** begin **
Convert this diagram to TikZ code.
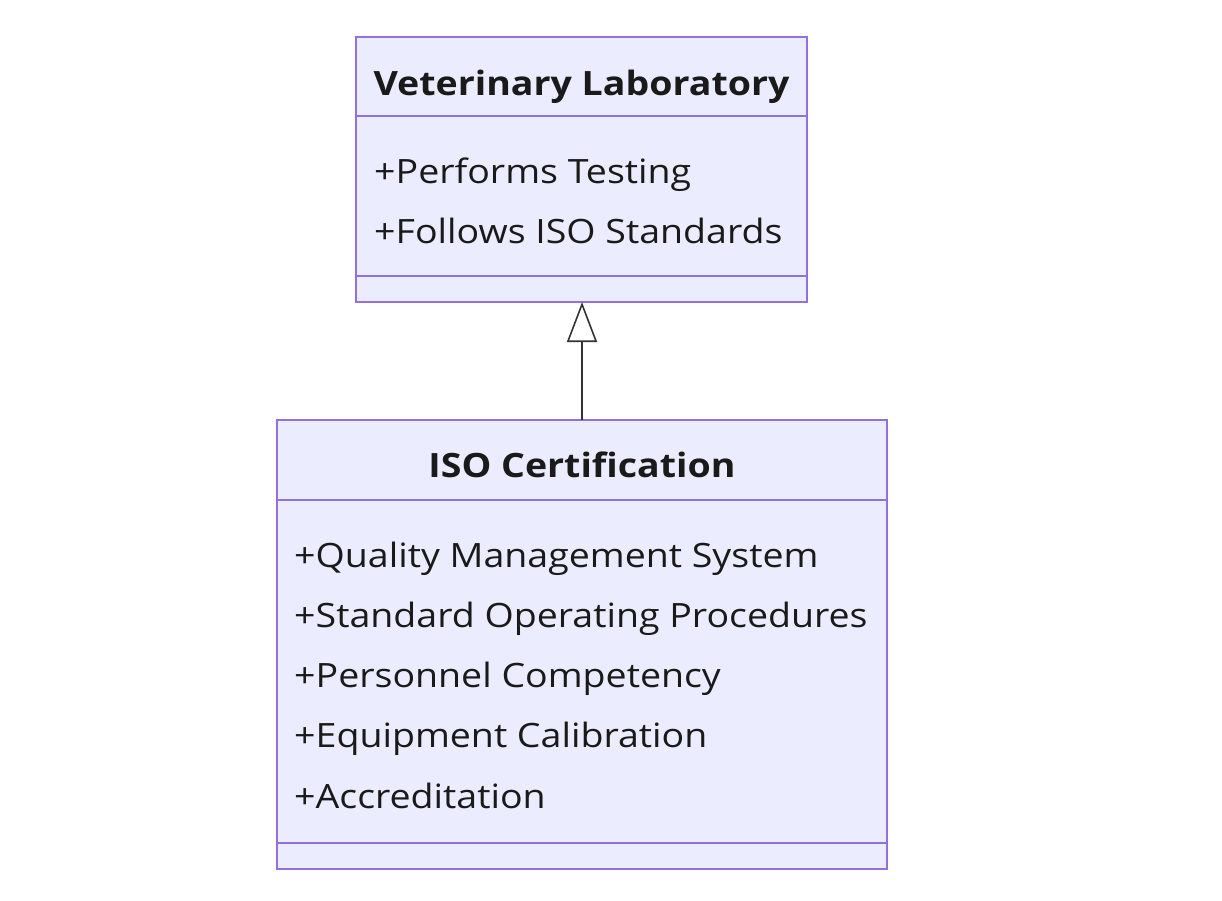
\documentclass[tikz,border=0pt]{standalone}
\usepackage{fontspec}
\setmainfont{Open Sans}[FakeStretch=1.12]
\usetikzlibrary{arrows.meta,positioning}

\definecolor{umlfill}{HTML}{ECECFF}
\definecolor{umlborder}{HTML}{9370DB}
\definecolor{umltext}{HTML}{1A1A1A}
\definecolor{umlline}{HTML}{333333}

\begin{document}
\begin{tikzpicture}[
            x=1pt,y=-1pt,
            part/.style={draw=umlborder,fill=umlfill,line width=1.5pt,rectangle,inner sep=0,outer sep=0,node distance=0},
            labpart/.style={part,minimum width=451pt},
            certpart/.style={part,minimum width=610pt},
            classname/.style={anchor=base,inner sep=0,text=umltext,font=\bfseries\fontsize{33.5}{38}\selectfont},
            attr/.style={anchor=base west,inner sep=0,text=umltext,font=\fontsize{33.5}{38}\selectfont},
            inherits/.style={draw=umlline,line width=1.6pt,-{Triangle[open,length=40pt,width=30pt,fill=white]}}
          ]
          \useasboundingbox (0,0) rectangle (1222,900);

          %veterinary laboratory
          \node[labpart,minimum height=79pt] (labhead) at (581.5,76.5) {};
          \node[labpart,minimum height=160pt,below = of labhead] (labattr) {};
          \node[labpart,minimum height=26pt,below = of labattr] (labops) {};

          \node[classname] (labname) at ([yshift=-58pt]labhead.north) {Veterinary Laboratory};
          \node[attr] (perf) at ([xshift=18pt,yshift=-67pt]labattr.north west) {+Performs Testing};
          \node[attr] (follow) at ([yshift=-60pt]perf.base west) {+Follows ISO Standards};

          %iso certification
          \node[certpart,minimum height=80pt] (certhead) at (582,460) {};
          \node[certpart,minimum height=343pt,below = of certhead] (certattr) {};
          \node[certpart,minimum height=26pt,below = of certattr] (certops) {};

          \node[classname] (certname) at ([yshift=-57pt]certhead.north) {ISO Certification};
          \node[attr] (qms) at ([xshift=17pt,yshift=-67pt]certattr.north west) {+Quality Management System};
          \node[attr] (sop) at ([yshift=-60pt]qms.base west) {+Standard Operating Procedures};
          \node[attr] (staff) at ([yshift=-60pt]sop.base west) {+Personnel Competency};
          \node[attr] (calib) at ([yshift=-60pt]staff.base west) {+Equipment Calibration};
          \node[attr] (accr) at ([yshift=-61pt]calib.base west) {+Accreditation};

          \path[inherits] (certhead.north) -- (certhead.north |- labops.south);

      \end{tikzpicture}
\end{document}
** end **
### Brief:
Exactly as they appear, print the lines of the listing above from its first line through the line that contains "of certattr] (certops)", minus the pictures.

### Worked answer:
Convert this diagram to TikZ code.
\documentclass[tikz,border=0pt]{standalone}
\usepackage{fontspec}
\setmainfont{Open Sans}[FakeStretch=1.12]
\usetikzlibrary{arrows.meta,positioning}

\definecolor{umlfill}{HTML}{ECECFF}
\definecolor{umlborder}{HTML}{9370DB}
\definecolor{umltext}{HTML}{1A1A1A}
\definecolor{umlline}{HTML}{333333}

\begin{document}
\begin{tikzpicture}[
            x=1pt,y=-1pt,
            part/.style={draw=umlborder,fill=umlfill,line width=1.5pt,rectangle,inner sep=0,outer sep=0,node distance=0},
            labpart/.style={part,minimum width=451pt},
            certpart/.style={part,minimum width=610pt},
            classname/.style={anchor=base,inner sep=0,text=umltext,font=\bfseries\fontsize{33.5}{38}\selectfont},
            attr/.style={anchor=base west,inner sep=0,text=umltext,font=\fontsize{33.5}{38}\selectfont},
            inherits/.style={draw=umlline,line width=1.6pt,-{Triangle[open,length=40pt,width=30pt,fill=white]}}
          ]
          \useasboundingbox (0,0) rectangle (1222,900);

          %veterinary laboratory
          \node[labpart,minimum height=79pt] (labhead) at (581.5,76.5) {};
          \node[labpart,minimum height=160pt,below = of labhead] (labattr) {};
          \node[labpart,minimum height=26pt,below = of labattr] (labops) {};

          \node[classname] (labname) at ([yshift=-58pt]labhead.north) {Veterinary Laboratory};
          \node[attr] (perf) at ([xshift=18pt,yshift=-67pt]labattr.north west) {+Performs Testing};
          \node[attr] (follow) at ([yshift=-60pt]perf.base west) {+Follows ISO Standards};

          %iso certification
          \node[certpart,minimum height=80pt] (certhead) at (582,460) {};
          \node[certpart,minimum height=343pt,below = of certhead] (certattr) {};
          \node[certpart,minimum height=26pt,below = of certattr] (certops) {};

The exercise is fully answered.